What did this preparation – or lack of preparation – teach me about life? Well, first of all, I often prepare for life in the wrong way. As much as education is important, education does not really prepare someone for life. In the same way, neither obtaining possessions nor reading about life prepares someone to actually live life.

What’s the best preparation for living life? Actually living. I realize that this sounds simple, but its something that I need to keep in mind. If I want to learn to do something, I can read and study about it, but I won’t truly learn it until I do it. For example, last year I knew that God was leading me toward working more closely with the poor. I read a couple of books about serving the poor. But, I didn’t really learn about the joys and struggles of working with the poor until I actually started doing it.

Also, and in a secondary sense, I learned the importance of having relationships with people who had already done it – who had already lived through what I was living through. In my hiking / camping example, several friends loaned us equipment, showed us how to use the equipment, and gave us tips for the trip. Another friend who works at REI helped us with supplies, finding water, etc. Notice, these people were helpful because they had already done it! They had already been hiking and camping over several days like we were planning to do.

Experience is a very important part of preparation for life – both our own experience and the experience of those around us. If we want to prepare for life, we need to learn from those who are actually living life, and we need to learn as we live life ourselves. In other words, there’s nothing like “on-the-job-training”.

What do you think is the best preparation for life?


Lessons from the Trail:
1. Introduction
2. Preparation
3. Watching
4. Burdens
5. Leaders


Comments are closed. If you would like to discuss this post, send an email to alan [at] alanknox [dot] net.

  1. 10-14-2008

    Preparing for life by living it sounds easy to do, but it means putting aside your preconceptions and walking through life as God intends you to walk.

    The hardest part of living life is hearing what it has to offer, listening to the soft but sure voice telling you what you need to do, not listening to the braying trumpet of your own pride.

  2. 10-14-2008

    Like Andy said, getting rid of preconceptions is often a good thing. Since life, unlike the App is not clearly laid out and every traveller’s path is different, seeking advice from others is good but you need to be flexible and willing to roll with punches.

  3. 10-14-2008

    The best preparation for life…to disciple and being discipled.

  4. 10-14-2008


    You’re right. It is not easy to simply live life, and it isn’t easy to listen to anything other than your pride.
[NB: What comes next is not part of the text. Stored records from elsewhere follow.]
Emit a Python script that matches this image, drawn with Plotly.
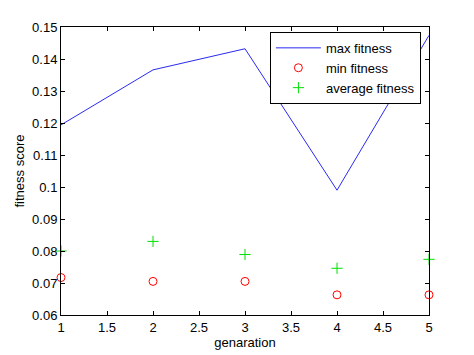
import plotly.graph_objects as go

generation = [1, 2, 3, 4, 5]
max_fitness = [0.1194, 0.1366, 0.1432, 0.0990, 0.1474]
min_fitness = [0.0717, 0.0705, 0.0705, 0.0663, 0.0663]
avg_fitness = [0.0800, 0.0830, 0.0789, 0.0746, 0.0774]
x_ticks = [1, 1.5, 2, 2.5, 3, 3.5, 4, 4.5, 5]
y_ticks = [0.06, 0.07, 0.08, 0.09, 0.1, 0.11, 0.12, 0.13, 0.14, 0.15]

fig = go.Figure()
fig.add_trace(go.Scatter(x=generation, y=max_fitness, mode="lines", name="max fitness",
                         line=dict(color="#2a2af0", width=1), cliponaxis=False))
fig.add_trace(go.Scatter(x=generation, y=min_fitness, mode="markers", name="min fitness",
                         cliponaxis=False,
                         marker=dict(symbol="circle-open", color="#ff0000", size=8, line=dict(width=1))))
fig.add_trace(go.Scatter(x=generation, y=avg_fitness, mode="markers", name="average fitness",
                         cliponaxis=False,
                         marker=dict(symbol="cross-thin-open", color="#00e000", size=8, line=dict(width=1, color="#00e000"))))

axis_common = dict(showgrid=False, zeroline=False, showline=True, linecolor="black", linewidth=1,
                   mirror="ticks", ticks="inside", ticklen=4, tickcolor="black", automargin=False,
                   tickfont=dict(family="Liberation Sans, Arial", size=13, color="black"))

fig.update_layout(
    width=474, height=355,
    margin=dict(l=61, r=45, t=27, b=40),
    paper_bgcolor="white", plot_bgcolor="white",
    font=dict(family="Liberation Sans, Arial", size=13, color="black"),
    xaxis=dict(range=[1, 5], tickvals=x_ticks, ticktext=[str(v) for v in x_ticks],
               title=dict(text="genaration", standoff=3, font=dict(size=13)), **axis_common),
    yaxis=dict(range=[0.06, 0.15], tickvals=y_ticks, ticktext=[f"{v:g}" for v in y_ticks],
               title=dict(text="fitness score", standoff=4, font=dict(size=13)), **axis_common),
    legend=dict(x=0.978, y=0.983, xanchor="right", yanchor="top", bgcolor="white",
                bordercolor="black", borderwidth=1, font=dict(size=13),
                tracegroupgap=0, itemwidth=45),
    showlegend=True,
)

fig.write_html("out.html", config={"displayModeBar": False},
               post_script="document.body.style.margin='0';")
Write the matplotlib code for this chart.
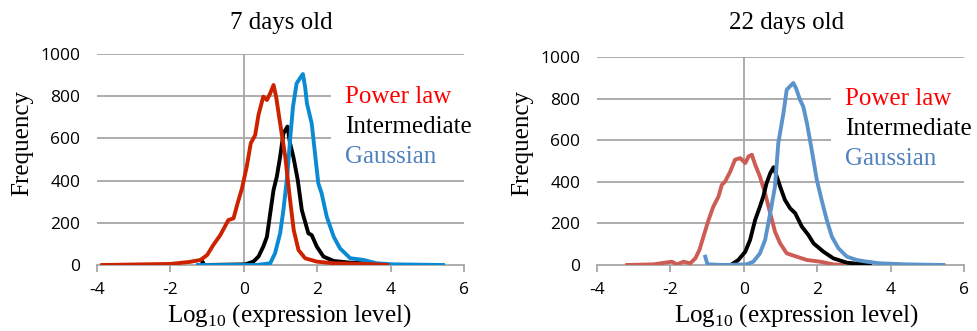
import matplotlib
matplotlib.use("Agg")
import matplotlib.pyplot as plt
from matplotlib.patches import Rectangle

plt.rcParams['mathtext.fontset'] = 'custom'
plt.rcParams['mathtext.rm'] = 'Liberation Serif'
plt.rcParams['axes.unicode_minus'] = False

# ---- 7 days old ----
d7_power_x = [-3.86, -2.0, -1.46, -1.18, -1.0, -0.83, -0.64, -0.42, -0.28, -0.17, -0.05, 0.08,
              0.19, 0.31, 0.40, 0.53, 0.63, 0.72, 0.81, 0.88, 0.99, 1.13, 1.25, 1.36, 1.49,
              1.67, 1.99, 2.45, 3.35, 3.9]
d7_power_y = [0, 5, 15, 24, 47, 95, 142, 213, 221, 292, 363, 466,
              577, 616, 711, 798, 782, 814, 853, 798, 671, 513, 324, 166, 71,
              32, 16, 8, 5, 0]

d7_inter_x = [-1.15, -1.12, -1.08, 0.04, 0.26, 0.40, 0.53, 0.63, 0.72, 0.81, 0.90, 0.99, 1.08,
              1.19, 1.26, 1.35, 1.47, 1.58, 1.67, 1.76, 1.85, 1.99, 2.17, 2.45, 2.90,
              3.35, 3.80]
d7_inter_y = [0, 15, 0, 3, 16, 40, 87, 134, 245, 355, 419, 513, 624,
              656, 577, 513, 403, 261, 205, 150, 142, 87, 40, 19, 11,
              8, 2]

d7_gauss_x = [-1.25, 0.35, 0.72, 0.85, 0.99, 1.08, 1.19, 1.26, 1.34, 1.44, 1.53, 1.61, 1.67,
              1.72, 1.85, 1.94, 2.03, 2.12, 2.26, 2.45, 2.62, 2.90, 3.26, 3.62, 4.07, 5.43]
d7_gauss_y = [0, 0, 8, 55, 150, 261, 434, 592, 750, 861, 885, 905, 845,
              766, 671, 529, 387, 340, 229, 134, 79, 32, 24, 8, 3, 0]

# ---- 22 days old ----
d22_power_x = [-3.18, -2.46, -1.96, -1.82, -1.64, -1.46, -1.32, -1.21, -1.10, -0.96, -0.83,
               -0.69, -0.60, -0.51, -0.37, -0.24, -0.10, 0.04, 0.13, 0.22, 0.31, 0.44, 0.58,
               0.72, 0.85, 0.99, 1.17, 1.44, 1.72, 2.08, 2.44, 2.71]
d22_power_y = [0, 3, 16, 3, 16, 8, 32, 72, 136, 217, 281,
               329, 385, 401, 449, 506, 514, 490, 522, 530, 482, 425, 345,
               249, 160, 104, 56, 40, 24, 16, 3, 0]

d22_inter_x = [-0.33, -0.15, 0.04, 0.17, 0.31, 0.44, 0.53, 0.62, 0.72, 0.81, 0.90, 0.99,
               1.12, 1.26, 1.40, 1.58, 1.76, 1.90, 2.17, 2.44, 2.81, 3.44]
d22_inter_y = [3, 24, 64, 120, 217, 281, 329, 393, 441, 470, 425, 377,
               313, 273, 249, 185, 144, 104, 64, 32, 11, 0]

d22_gauss_x = [-1.05, -0.99, -0.55, 0.08, 0.26, 0.44, 0.58, 0.72, 0.85, 0.94, 1.08, 1.17,
               1.26, 1.35, 1.42, 1.53, 1.62, 1.72, 1.85, 1.99, 2.12, 2.26, 2.40, 2.58,
               2.81, 3.08, 3.35, 3.71, 4.44, 5.44]
d22_gauss_y = [40, 3, 0, 3, 16, 56, 120, 249, 377, 586, 730, 843,
               859, 875, 851, 795, 762, 682, 554, 409, 313, 217, 136, 80,
               40, 24, 16, 8, 3, 0]

titles = ["7 days old", "22 days old"]
labels = ["Power law", "Intermediate", "Gaussian"]
xticks = [-4, -2, 0, 2, 4, 6]
yticks = [0, 200, 400, 600, 800, 1000]

grid_col = '#a6a6a6'
serif = 'Liberation Serif'


def setup_axes(ax):
    ax.set_xlim(-4, 6)
    ax.set_ylim(0, 1000)
    for s in ax.spines.values():
        s.set_visible(False)
    for yv in yticks[1:]:
        ax.axhline(yv, color=grid_col, lw=1.3, zorder=1)
    ax.axhline(0, color=grid_col, lw=1.3, zorder=1, clip_on=False)
    ax.axvline(0, color=grid_col, lw=1.3, zorder=1)
    ax.set_xticks(xticks)
    ax.set_yticks(yticks)
    ax.tick_params(axis='x', direction='out', length=5, width=1.3, color=grid_col,
                   labelsize=12.5, pad=7, labelfontfamily='Open Sans')
    ax.tick_params(axis='y', length=0, labelsize=12.5, pad=12, labelfontfamily='Open Sans')


def legend_block(ax, colors):
    ax.add_patch(Rectangle((2.38, 470), 4.0, 400, facecolor='white', edgecolor='none',
                           zorder=2, clip_on=False))
    ys = [796, 654, 512]
    for lab, c, yv in zip(labels, colors, ys):
        ax.text(2.76, yv, lab, color=c, fontsize=18, family=serif, va='center',
                ha='left', zorder=3, clip_on=False)


fig = plt.figure(figsize=(9.78, 3.31), dpi=100)
ax1 = fig.add_axes([97 / 978, 1 - 265 / 331, 367 / 978, 211 / 331])
ax2 = fig.add_axes([597 / 978, 1 - 265 / 331, 367 / 978, 208 / 331])

setup_axes(ax1)
ax1.plot(d7_inter_x, d7_inter_y, color='black', lw=2.8, zorder=4)
ax1.plot(d7_gauss_x, d7_gauss_y, color='#0a8ad2', lw=2.8, zorder=4)
ax1.plot(d7_power_x, d7_power_y, color='#cc2200', lw=2.8, zorder=4)
legend_block(ax1, ['#ff0000', 'black', '#4f81bd'])

setup_axes(ax2)
ax2.plot(d22_power_x, d22_power_y, color='#cd5c55', lw=2.8, zorder=4)
ax2.plot(d22_inter_x, d22_inter_y, color='black', lw=2.8, zorder=4)
ax2.plot(d22_gauss_x, d22_gauss_y, color='#5b93cc', lw=2.8, zorder=4)
legend_block(ax2, ['#ff0000', 'black', '#4f81bd'])

fig.text(281 / 978, 1 - 23 / 331, titles[0], ha='center', va='center', fontsize=18, family=serif)
fig.text(787 / 978, 1 - 23 / 331, titles[1], ha='center', va='center', fontsize=18, family=serif)

xlab = r"Log$_{\mathrm{10}}$ (expression level)"
fig.text(289 / 978, 1 - 316 / 331, xlab, ha='center', va='center', fontsize=18, family=serif)
fig.text(796 / 978, 1 - 316 / 331, xlab, ha='center', va='center', fontsize=18, family=serif)
fig.text(22 / 978, 1 - 143 / 331, "Frequency", rotation=90, ha='center', va='center',
         fontsize=18, family=serif)
fig.text(522 / 978, 1 - 143 / 331, "Frequency", rotation=90, ha='center', va='center',
         fontsize=18, family=serif)

fig.savefig("out.png", dpi=100)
I’m glad that we’re not alone while trying to do this.


    Yes, the AT is clearly laid out, but it doesn’t change from year to year. So, you still have to tread carefully. Being flexible and rolling with the punches is extremely important! Thanks!


    I think you summed it up very well. For me, be discipled is learning from those who have walked the trail before you, and discipling is taking along others with you.


  5. 10-14-2008

    Get out of my head! 🙂 How can I say anything original if you answer Keith the way you did? 🙂

  6. 10-15-2008

    My husband is a Vocational College teacher, I’m sure you’ve heard their motto: “learn by doing”.

    At home it is also the major component of bringing up our girls. Learn by doing, and do a lot.

    And yes it is very important to disciple and very important to listen, humble yourself and listen to what the Holy Spirit is teaching you through a person and a situation. Leaning not on our own understanding.

  7. 10-15-2008

    Aussie John,

    I apologize. Next time I’ll let you answer instead of stealing your thoughts. 🙂


    “Learn by doing, and do alot”. I like that. Thanks!